Diana's Fulfillment of Fiduciary Duties
The court found that Diana had adequately fulfilled her fiduciary duties as a trustee. She had taken reasonable steps to manage the properties, including hiring a property management company and maintaining detailed records of the properties' conditions and income generated. Diana provided sworn declarations and evidence from professionals, such as real estate agents and property managers, to demonstrate that she had acted in compliance with her obligations to manage the trust property prudently. The court noted that the siblings did not present any admissible evidence showing Diana's mismanagement or failure to meet her fiduciary duties. Therefore, the court concluded that the trial court did not err in dismissing the siblings' counterclaim.

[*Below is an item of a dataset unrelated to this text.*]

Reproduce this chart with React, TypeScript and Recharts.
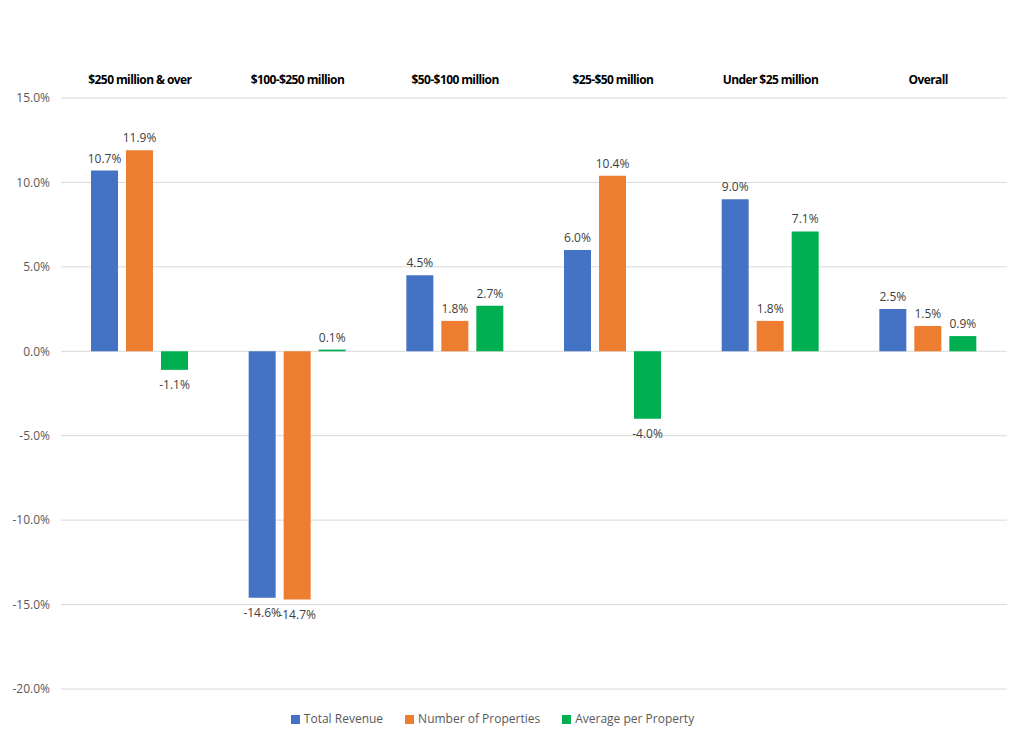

Constructive Disclaimer and Authority
The court upheld the trial court's authority to order a constructive disclaimer of the siblings' interests in the property. TEDRA provides courts with broad powers to manage and settle trust matters and allows for the enforcement of equitable solutions when beneficiaries do not accept property distributions. The court found that the constructive disclaimer did not conflict with the trustors' intent, as it ensured that the property would be distributed according to the trust's provisions. The siblings argued that the constructive disclaimer was contrary to the disclaimer statute, RCW 11.86.031, but the court determined that TEDRA's provisions supplemented rather than superseded the disclaimer statute. Consequently, the trial court's order was deemed reasonable and consistent with the trust's directives, as it facilitated the expeditious administration of the trust's assets.
Award of Costs and Fees
The court affirmed the trial court's award of costs and attorney fees to Diana, finding that it had acted within its discretion under TEDRA. The trial court concluded that Diana's actions benefited the trust while the siblings' actions were deemed harmful. Under RCW 11.96A.150, the court may award fees based on equitable considerations, and the trial court found that the siblings did not contribute positively to the trust's administration. Since Diana was the prevailing party and the siblings' appeal did not benefit the trust, the court agreed to award costs and fees on appeal to Diana to be paid by the siblings. The court's decision to award fees was supported by the findings from the lower court, which established that the siblings' conduct caused unnecessary delays and complications in carrying out the trust's intent.